I heard a funny story recently. Where I currently work, an elderly man used to work there before me. He had passed away of cancer just months before I was hired. He was the Site Superintendent, and he worked straight into his late 70’s, never retiring, simply because he loved his career in construction so much. I was told that he was a particular man, always well dressed, well groomed, well spoken. He walked around the site in a suit. And he was calm. Very calm. The building at the site could be falling down, and he would simply lift a hand, give a pleasant nod, and say, “We’ll fix it.”

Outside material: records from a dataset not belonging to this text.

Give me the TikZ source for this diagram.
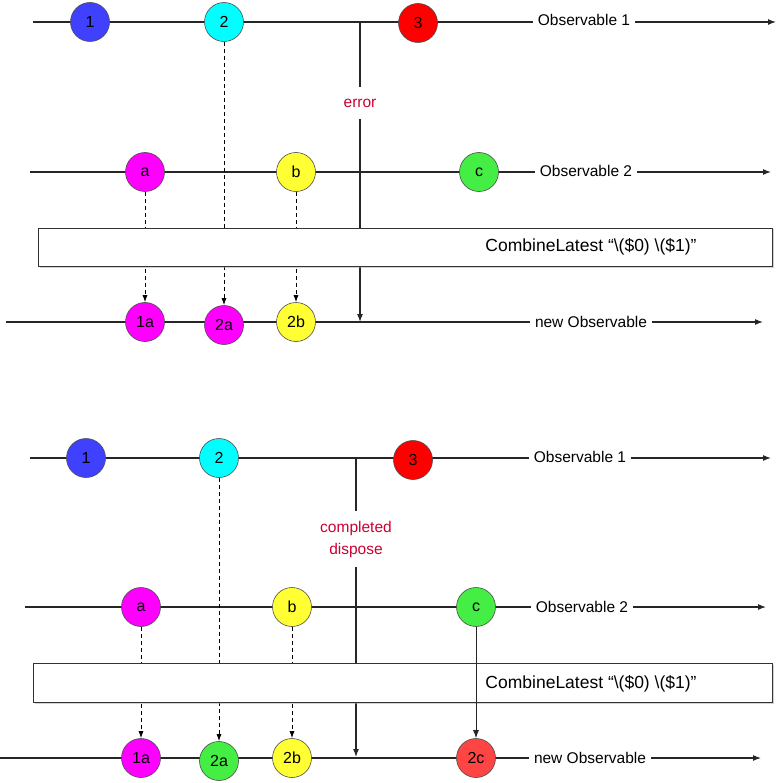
\documentclass[tikz,border=0pt]{standalone}
\usepackage{fontspec}
\setmainfont{Liberation Sans}
\usepackage{tikz}
\usetikzlibrary{arrows.meta, shadows}

\definecolor{evblue}{RGB}{64,64,255}
\definecolor{evcyan}{RGB}{0,255,255}
\definecolor{evred}{RGB}{255,0,0}
\definecolor{evmagenta}{RGB}{255,0,255}
\definecolor{evyellow}{RGB}{255,255,51}
\definecolor{evgreen}{RGB}{68,238,68}
\definecolor{evlightred}{RGB}{255,68,68}
\definecolor{errred}{RGB}{204,0,51}

\begin{document}
\begin{tikzpicture}[x=1pt, y=-1pt,
  timeline/.style={draw=black!85, line width=1.1pt},
  flow/.style={timeline, -{Latex[length=8pt,width=6pt]}},
  event/.style={circle, draw=black!70, line width=0.6pt, minimum size=39pt, inner sep=0pt, font=\fontsize{16}{18}\selectfont},
  streamlbl/.style={fill=white, inner xsep=5pt, font=\fontsize{15.5}{18}\selectfont},
  endlbl/.style={text=errred, align=center, inner ysep=10pt, font=\fontsize{15.5}{22}\selectfont},
  copyarrow/.style={draw=black, line width=0.9pt, dash pattern=on 4pt off 3pt, -{Latex[length=7pt,width=5pt]}},
  combbox/.style={draw=black!80, fill=white, line width=0.8pt, inner sep=0pt, drop shadow={shadow xshift=1.5pt, shadow yshift=-1.5pt, fill=black!35}},
  combtext/.style={font=\fontsize{17.5}{20}\selectfont}
]
  \useasboundingbox (0,0) rectangle (778,783);

  % upper panel: error
  \coordinate (ua1) at (33,22);   \coordinate (ua2) at (776,22);
  \coordinate (ub1) at (30,172);  \coordinate (ub2) at (771,172);
  \coordinate (uc1) at (6,322);   \coordinate (uc2) at (763,322);
  \draw[flow] (ua1) -- (ua2);
  \draw[flow] (ub1) -- (ub2);
  \draw[flow] (uc1) -- (uc2);

  \node[event, fill=evblue] (u1) at (90,22) {1};
  \node[event, fill=evcyan] (u2) at (224,22) {2};
  \node[event, fill=evred] (u3) at (418,23) {3};
  \node[streamlbl] (uobs1) at (584,20) {Observable 1};

  \node[event, fill=evmagenta] (ua) at (145,172) {a};
  \node[event, fill=evyellow] (ub) at (296,172) {b};
  \node[event, fill=evgreen] (uc) at (479,172) {c};
  \node[streamlbl] (uobs2) at (586,171) {Observable 2};

  \node[event, fill=evmagenta] (u1a) at (145,322) {1a};
  \node[event, fill=evmagenta] (u2a) at (224,325) {2a};
  \node[event, fill=evyellow] (u2b) at (296,322) {2b};
  \node[streamlbl] (unew) at (591,322) {new Observable};

  \coordinate (uerrtop) at (360,22);
  \coordinate (uerrbot) at (360,322);
  \node[endlbl, inner ysep=12pt] (uerr) at (360,103) {error};
  \draw[timeline] (uerrtop) -- (uerr);
  \draw[flow] (uerr) -- (uerrbot);

  \draw[copyarrow] (ua) -- (u1a);
  \draw[copyarrow] (u2) -- (u2a);
  \draw[copyarrow] (ub) -- (u2b);

  \node[combbox, minimum width=734pt, minimum height=38pt] (ucomb) at (405,247) {};
  \node[combtext] (ucombtxt) at (591,247) {CombineLatest “\textbackslash(\$0) \textbackslash(\$1)”};

  % lower panel: completed
  \coordinate (la1) at (30,458);  \coordinate (la2) at (771,458);
  \coordinate (lb1) at (25,607);  \coordinate (lb2) at (766,607);
  \coordinate (lc1) at (0,758);   \coordinate (lc2) at (761,758);
  \draw[flow] (la1) -- (la2);
  \draw[flow] (lb1) -- (lb2);
  \draw[flow] (lc1) -- (lc2);

  \node[event, fill=evblue] (l1) at (86,458) {1};
  \node[event, fill=evcyan] (l2) at (219,458) {2};
  \node[event, fill=evred] (l3) at (413,460) {3};
  \node[streamlbl] (lobs1) at (580,457) {Observable 1};

  \node[event, fill=evmagenta] (la) at (141,607) {a};
  \node[event, fill=evyellow] (lb) at (292,607) {b};
  \node[event, fill=evgreen] (lc) at (476,607) {c};
  \node[streamlbl] (lobs2) at (582,607) {Observable 2};

  \node[event, fill=evmagenta] (l1a) at (141,758) {1a};
  \node[event, fill=evgreen] (l2a) at (219,761) {2a};
  \node[event, fill=evyellow] (l2b) at (292,758) {2b};
  \node[event, fill=evlightred] (l2c) at (476,758) {2c};
  \node[streamlbl] (lnew) at (590,758) {new Observable};

  \coordinate (ldonetop) at (356,458);
  \coordinate (ldonebot) at (356,757);
  \node[endlbl] (ldone) at (356,539) {completed\\dispose};
  \draw[timeline] (ldonetop) -- (ldone);
  \draw[flow] (ldone) -- (ldonebot);

  \draw[copyarrow] (la) -- (l1a);
  \draw[copyarrow] (l2) -- (l2a);
  \draw[copyarrow] (lb) -- (l2b);

  \node[combbox, minimum width=739pt, minimum height=39pt] (lcomb) at (402.5,682.5) {};
  \node[combtext] (lcombtxt) at (591,684) {CombineLatest “\textbackslash(\$0) \textbackslash(\$1)”};

  \draw[flow, line width=0.9pt] (lc) -- (l2c);
\end{tikzpicture}
\end{document}
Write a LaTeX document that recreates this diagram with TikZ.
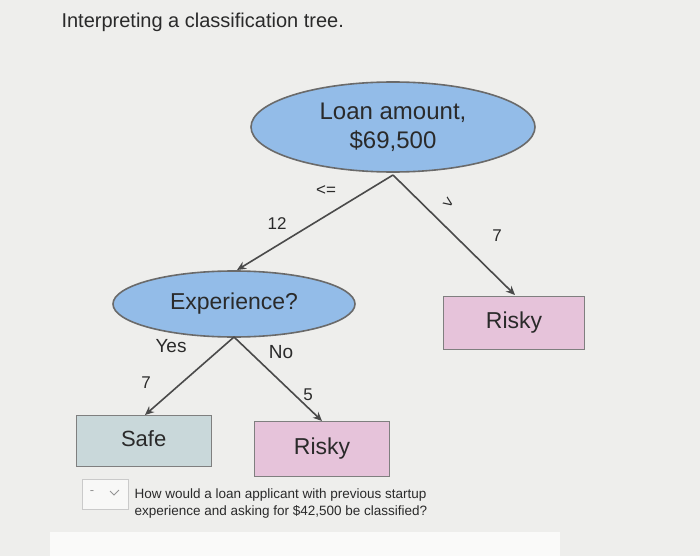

I saw a glimpse of this man, his work, and the era he came from based off yellowing sheets of paper. Where, instead of an excel spreadsheet and the computer savviness of my current generation, his work was done with a ruler and pencil that marked off values and prices in even rows and neat numbers. They were reminiscent of a time where math, tidiness, and school book formatting were of utmost importance. I was in awe of him simply seeing a piece of paper like that passed into the room, where my colleagues continued to review his work for brief reference. It was like looking at the most professional handwritten homework that could have been submitted in a classroom, from an era before.
I really know nothing of him. But his name is brought up often, and with reverence, with respect.
Recently, another Superintendent that once worked with him told me the funny story which prompted this post. He said that before passing away, this elderly gentleman would- every single day, receive from his wife seven items before going to work. These items included his keys, his wallet, his grapes…
I wish I knew the other four items, but I don’t. But a piece of story like that makes me see the order in the life this man must have led with his wife. As well as the humour. To me, it is like a fairy tale where a repetitive number often signifies something vitally important in the story line. If this elderly man ever came to work and discovered he was missing any one of his seven items, he would call his wife and chide her, only to call her back afterwards and comfort her with gentle words.
When I hear stories like this of people who have passed away…they make me smile, and they make me sad. Everyone says I would have loved him. I think I would have liked him very much. And I do wish I could have met him. But I had just missed him.